-- Exercise details --
Pictures do not belong in your copy. Repeat all the other data exactly.

-- Data segment --
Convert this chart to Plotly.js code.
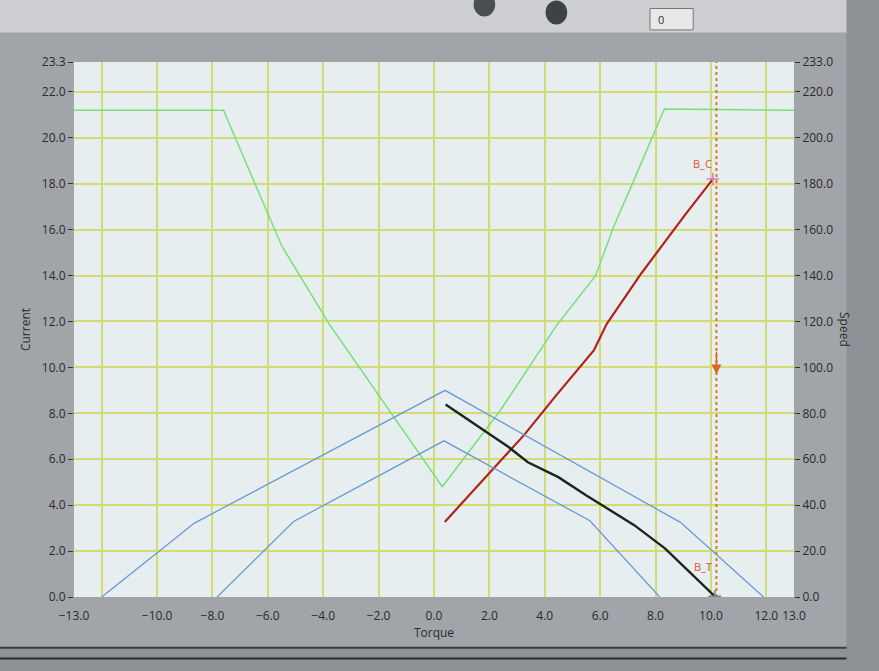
<!DOCTYPE html>
<html>
<head>
<meta charset="utf-8">
<script src="https://cdn.plot.ly/plotly-3.0.1.min.js"></script>
<style>
html,body{margin:0;padding:0;background:#9fa2a6;}
#chart{width:879px;height:671px;}
</style>
</head>
<body>
<div id="chart"></div>
<script>
// ---- data ----
const xTickVals = [-13,-10,-8,-6,-4,-2,0,2,4,6,8,10,12,13];
const xGridVals = [-12,-10,-8,-6,-4,-2,0,2,4,6,8,10,12];
const yTickVals = [0,2,4,6,8,10,12,14,16,18,20,22,23.3];
const y2TickVals = [0,20,40,60,80,100,120,140,160,180,200,220,233];

// green limit curve (Current axis)
const greenX = [-13,-7.6,-6.36,-5.5,-3.77,-1.59,0.3,2.38,4.44,5.83,6.48,7.15,8.32,13];
const greenY = [21.2,21.2,17.7,15.3,11.86,8.09,4.8,8.1,11.85,13.98,16.1,17.96,21.25,21.2];

// blue envelopes (Speed axis)
const blueUpX = [-12.0,-8.65,0.4,8.9,11.9];
const blueUpY = [0,32.2,90,32.5,0];
const blueLoX = [-7.83,-5.07,0.36,5.63,8.15];
const blueLoY = [0,32.9,68,33.2,0];

// measured current (red, Current axis)
const redX = [0.39,2.2,3.25,4.39,5.77,6.24,7.49,9.1,10.07];
const redY = [3.27,5.68,7.05,8.75,10.74,11.9,14.1,16.7,18.2];

// measured speed (black, Speed axis)
const blackX = [0.42,2.64,3.39,4.49,5.49,6.12,7.23,8.35,10.14];
const blackY = [83.8,65.8,58.7,52.2,44.3,39.7,31.3,21.1,0.3];

// cursor
const cursorX = 10.2;
const cursorArrowY = 9.7;
const cursorBC = {x:10.07, y:18.2};
const cursorBT = {x:10.14, y:0.3};

const tickFont = {family:'Open Sans, Noto Sans, sans-serif', size:12, color:'#2b2b2b'};
const gridCol = '#d3dc74';

const traces = [
  {x:greenX, y:greenY, mode:'lines', line:{color:'#78de7c', width:1.5}, yaxis:'y', hoverinfo:'skip'},
  {x:blueUpX, y:blueUpY, mode:'lines', line:{color:'#6b98d6', width:1.3}, yaxis:'y2', hoverinfo:'skip'},
  {x:blueLoX, y:blueLoY, mode:'lines', line:{color:'#6b98d6', width:1.3}, yaxis:'y2', hoverinfo:'skip'},
  {x:[cursorX,cursorX], y:[0,23.3], mode:'lines', line:{color:'#d9782c', width:2, dash:'dot'}, yaxis:'y', hoverinfo:'skip'},
  {x:redX, y:redY, mode:'lines', line:{color:'#b3221b', width:2.2}, yaxis:'y', hoverinfo:'skip'},
  {x:blackX, y:blackY, mode:'lines', line:{color:'#1b261c', width:2.4}, yaxis:'y2', hoverinfo:'skip'},
  {x:[cursorBC.x], y:[cursorBC.y], mode:'markers', marker:{symbol:'cross-thin-open', size:9, line:{color:'#d9782c', width:1.5}}, yaxis:'y', hoverinfo:'skip'},
  {x:[cursorBT.x], y:[cursorBT.y], mode:'markers', marker:{symbol:'cross-thin-open', size:9, line:{color:'#d9782c', width:1.5}}, yaxis:'y2', hoverinfo:'skip'}
];

const layout = {
  width:879, height:671,
  margin:{l:74, r:85, t:62, b:74},
  paper_bgcolor:'#a1a4a8',
  plot_bgcolor:'#e6eef0',
  showlegend:false,
  xaxis:{
    range:[-13,13], tickmode:'array', tickvals:xTickVals, tickformat:'.1f',
    showgrid:false, zeroline:false, ticks:'', tickfont:tickFont, ticklabelstandoff:10,
    minor:{tickmode:'array', tickvals:xGridVals, showgrid:true, gridcolor:gridCol, gridwidth:2, ticks:''},
    title:{text:'Torque', font:{family:'Open Sans, sans-serif', size:12, color:'#2b2b2b'}, standoff:5}
  },
  yaxis:{
    range:[0,23.3], tickmode:'array', tickvals:yTickVals, tickformat:'.1f',
    showgrid:true, gridcolor:gridCol, gridwidth:2, zeroline:false,
    ticks:'outside', ticklen:5, tickcolor:'#333', tickfont:tickFont,
    title:{text:'Current', font:{family:'Open Sans, sans-serif', size:12, color:'#2b2b2b'}, standoff:8}
  },
  yaxis2:{
    range:[0,233], overlaying:'y', side:'right', tickmode:'array', tickvals:y2TickVals, tickformat:'.1f',
    showgrid:false, zeroline:false, ticks:'outside', ticklen:5, tickcolor:'#333', tickfont:tickFont
  },
  annotations:[
    {x:1, xref:'paper', xshift:61, y:0.5, yref:'paper', text:'Speed', textangle:90, showarrow:false,
     font:{family:'Open Sans, sans-serif', size:12, color:'#2b2b2b'}},
    {x:cursorX, y:cursorArrowY, xref:'x', yref:'y', ax:0, ay:-24, showarrow:true, arrowhead:2, arrowsize:1.3, arrowwidth:1.5, arrowcolor:'#e0602a', text:''},
    {x:cursorX, y:cursorBC.y, xref:'x', yref:'y', yshift:16, xshift:-2, xanchor:'right', text:'B_C', showarrow:false,
     font:{family:'Open Sans, sans-serif', size:11, color:'#e0503a'}},
    {x:cursorX, y:cursorBT.y/10, xref:'x', yref:'y', yshift:30, xshift:-2, xanchor:'right', text:'B_T', showarrow:false,
     font:{family:'Open Sans, sans-serif', size:11, color:'#e0503a'}},
    {x:0.808, xref:'paper', y:1, yref:'paper', yshift:43, yanchor:'middle', text:'0', showarrow:false, xanchor:'left',
     font:{family:'Open Sans, sans-serif', size:11, color:'#333'}}
  ],
  shapes:[
    {type:'rect', xref:'paper', yref:'paper', x0:-0.2, x1:1.2, y0:1.055, y1:1.2, line:{width:0}, fillcolor:'#cdced1', layer:'below'},
    {type:'rect', xref:'paper', yref:'paper', x0:0.8, x1:0.86, y0:1.06, y1:1.1, line:{color:'#777', width:1}, fillcolor:'#e8e8e8', layer:'below'},
    {type:'circle', xref:'paper', yref:'paper', x0:0.555, x1:0.585, y0:1.085, y1:1.13, line:{width:0}, fillcolor:'#4a4d52', layer:'below'},
    {type:'circle', xref:'paper', yref:'paper', x0:0.655, x1:0.685, y0:1.07, y1:1.115, line:{width:0}, fillcolor:'#3e4146', layer:'below'},
    {type:'rect', xref:'paper', yref:'paper', x0:-0.2, x1:1.2, y0:-0.2, y1:-0.095, line:{width:0}, fillcolor:'#8f9296', layer:'below'},
    {type:'line', xref:'paper', yref:'paper', x0:-0.2, x1:1.2, y0:-0.095, y1:-0.095, line:{color:'#3a3c40', width:2}, layer:'below'},
    {type:'line', xref:'paper', yref:'paper', x0:-0.2, x1:1.2, y0:-0.115, y1:-0.115, line:{color:'#2a2c30', width:2}, layer:'below'},
    {type:'rect', xref:'paper', yref:'paper', x0:1.073, x1:1.2, y0:-0.2, y1:1.2, line:{width:0}, fillcolor:'#8d9094', layer:'below'}
  ]
};

Plotly.newPlot('chart', traces, layout, {displayModeBar:false, staticPlot:true});
</script>
</body>
</html>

-- Answer for the task --
Convert this chart to Plotly.js code.
<!DOCTYPE html>
<html>
<head>
<meta charset="utf-8">
<script src="https://cdn.plot.ly/plotly-3.0.1.min.js"></script>
<style>
html,body{margin:0;padding:0;background:#9fa2a6;}
#chart{width:879px;height:671px;}
</style>
</head>
<body>
<div id="chart"></div>
<script>
// ---- data ----
const xTickVals = [-13,-10,-8,-6,-4,-2,0,2,4,6,8,10,12,13];
const xGridVals = [-12,-10,-8,-6,-4,-2,0,2,4,6,8,10,12];
const yTickVals = [0,2,4,6,8,10,12,14,16,18,20,22,23.3];
const y2TickVals = [0,20,40,60,80,100,120,140,160,180,200,220,233];

// green limit curve (Current axis)
const greenX = [-13,-7.6,-6.36,-5.5,-3.77,-1.59,0.3,2.38,4.44,5.83,6.48,7.15,8.32,13];
const greenY = [21.2,21.2,17.7,15.3,11.86,8.09,4.8,8.1,11.85,13.98,16.1,17.96,21.25,21.2];

// blue envelopes (Speed axis)
const blueUpX = [-12.0,-8.65,0.4,8.9,11.9];
const blueUpY = [0,32.2,90,32.5,0];
const blueLoX = [-7.83,-5.07,0.36,5.63,8.15];
const blueLoY = [0,32.9,68,33.2,0];

// measured current (red, Current axis)
const redX = [0.39,2.2,3.25,4.39,5.77,6.24,7.49,9.1,10.07];
const redY = [3.27,5.68,7.05,8.75,10.74,11.9,14.1,16.7,18.2];

// measured speed (black, Speed axis)
const blackX = [0.42,2.64,3.39,4.49,5.49,6.12,7.23,8.35,10.14];
const blackY = [83.8,65.8,58.7,52.2,44.3,39.7,31.3,21.1,0.3];

// cursor
const cursorX = 10.2;
const cursorArrowY = 9.7;
const cursorBC = {x:10.07, y:18.2};
const cursorBT = {x:10.14, y:0.3};

const tickFont = {family:'Open Sans, Noto Sans, sans-serif', size:12, color:'#2b2b2b'};
const gridCol = '#d3dc74';

const traces = [
  {x:greenX, y:greenY, mode:'lines', line:{color:'#78de7c', width:1.5}, yaxis:'y', hoverinfo:'skip'},
  {x:blueUpX, y:blueUpY, mode:'lines', line:{color:'#6b98d6', width:1.3}, yaxis:'y2', hoverinfo:'skip'},
  {x:blueLoX, y:blueLoY, mode:'lines', line:{color:'#6b98d6', width:1.3}, yaxis:'y2', hoverinfo:'skip'},
  {x:[cursorX,cursorX], y:[0,23.3], mode:'lines', line:{color:'#d9782c', width:2, dash:'dot'}, yaxis:'y', hoverinfo:'skip'},
  {x:redX, y:redY, mode:'lines', line:{color:'#b3221b', width:2.2}, yaxis:'y', hoverinfo:'skip'},
  {x:blackX, y:blackY, mode:'lines', line:{color:'#1b261c', width:2.4}, yaxis:'y2', hoverinfo:'skip'},
  {x:[cursorBC.x], y:[cursorBC.y], mode:'markers', marker:{symbol:'cross-thin-open', size:9, line:{color:'#d9782c', width:1.5}}, yaxis:'y', hoverinfo:'skip'},
  {x:[cursorBT.x], y:[cursorBT.y], mode:'markers', marker:{symbol:'cross-thin-open', size:9, line:{color:'#d9782c', width:1.5}}, yaxis:'y2', hoverinfo:'skip'}
];

const layout = {
  width:879, height:671,
  margin:{l:74, r:85, t:62, b:74},
  paper_bgcolor:'#a1a4a8',
  plot_bgcolor:'#e6eef0',
  showlegend:false,
  xaxis:{
    range:[-13,13], tickmode:'array', tickvals:xTickVals, tickformat:'.1f',
    showgrid:false, zeroline:false, ticks:'', tickfont:tickFont, ticklabelstandoff:10,
    minor:{tickmode:'array', tickvals:xGridVals, showgrid:true, gridcolor:gridCol, gridwidth:2, ticks:''},
    title:{text:'Torque', font:{family:'Open Sans, sans-serif', size:12, color:'#2b2b2b'}, standoff:5}
  },
  yaxis:{
    range:[0,23.3], tickmode:'array', tickvals:yTickVals, tickformat:'.1f',
    showgrid:true, gridcolor:gridCol, gridwidth:2, zeroline:false,
    ticks:'outside', ticklen:5, tickcolor:'#333', tickfont:tickFont,
    title:{text:'Current', font:{family:'Open Sans, sans-serif', size:12, color:'#2b2b2b'}, standoff:8}
  },
  yaxis2:{
    range:[0,233], overlaying:'y', side:'right', tickmode:'array', tickvals:y2TickVals, tickformat:'.1f',
    showgrid:false, zeroline:false, ticks:'outside', ticklen:5, tickcolor:'#333', tickfont:tickFont
  },
  annotations:[
    {x:1, xref:'paper', xshift:61, y:0.5, yref:'paper', text:'Speed', textangle:90, showarrow:false,
     font:{family:'Open Sans, sans-serif', size:12, color:'#2b2b2b'}},
    {x:cursorX, y:cursorArrowY, xref:'x', yref:'y', ax:0, ay:-24, showarrow:true, arrowhead:2, arrowsize:1.3, arrowwidth:1.5, arrowcolor:'#e0602a', text:''},
    {x:cursorX, y:cursorBC.y, xref:'x', yref:'y', yshift:16, xshift:-2, xanchor:'right', text:'B_C', showarrow:false,
     font:{family:'Open Sans, sans-serif', size:11, color:'#e0503a'}},
    {x:cursorX, y:cursorBT.y/10, xref:'x', yref:'y', yshift:30, xshift:-2, xanchor:'right', text:'B_T', showarrow:false,
     font:{family:'Open Sans, sans-serif', size:11, color:'#e0503a'}},
    {x:0.808, xref:'paper', y:1, yref:'paper', yshift:43, yanchor:'middle', text:'0', showarrow:false, xanchor:'left',
     font:{family:'Open Sans, sans-serif', size:11, color:'#333'}}
  ],
  shapes:[
    {type:'rect', xref:'paper', yref:'paper', x0:-0.2, x1:1.2, y0:1.055, y1:1.2, line:{width:0}, fillcolor:'#cdced1', layer:'below'},
    {type:'rect', xref:'paper', yref:'paper', x0:0.8, x1:0.86, y0:1.06, y1:1.1, line:{color:'#777', width:1}, fillcolor:'#e8e8e8', layer:'below'},
    {type:'circle', xref:'paper', yref:'paper', x0:0.555, x1:0.585, y0:1.085, y1:1.13, line:{width:0}, fillcolor:'#4a4d52', layer:'below'},
    {type:'circle', xref:'paper', yref:'paper', x0:0.655, x1:0.685, y0:1.07, y1:1.115, line:{width:0}, fillcolor:'#3e4146', layer:'below'},
    {type:'rect', xref:'paper', yref:'paper', x0:-0.2, x1:1.2, y0:-0.2, y1:-0.095, line:{width:0}, fillcolor:'#8f9296', layer:'below'},
    {type:'line', xref:'paper', yref:'paper', x0:-0.2, x1:1.2, y0:-0.095, y1:-0.095, line:{color:'#3a3c40', width:2}, layer:'below'},
    {type:'line', xref:'paper', yref:'paper', x0:-0.2, x1:1.2, y0:-0.115, y1:-0.115, line:{color:'#2a2c30', width:2}, layer:'below'},
    {type:'rect', xref:'paper', yref:'paper', x0:1.073, x1:1.2, y0:-0.2, y1:1.2, line:{width:0}, fillcolor:'#8d9094', layer:'below'}
  ]
};

Plotly.newPlot('chart', traces, layout, {displayModeBar:false, staticPlot:true});
</script>
</body>
</html>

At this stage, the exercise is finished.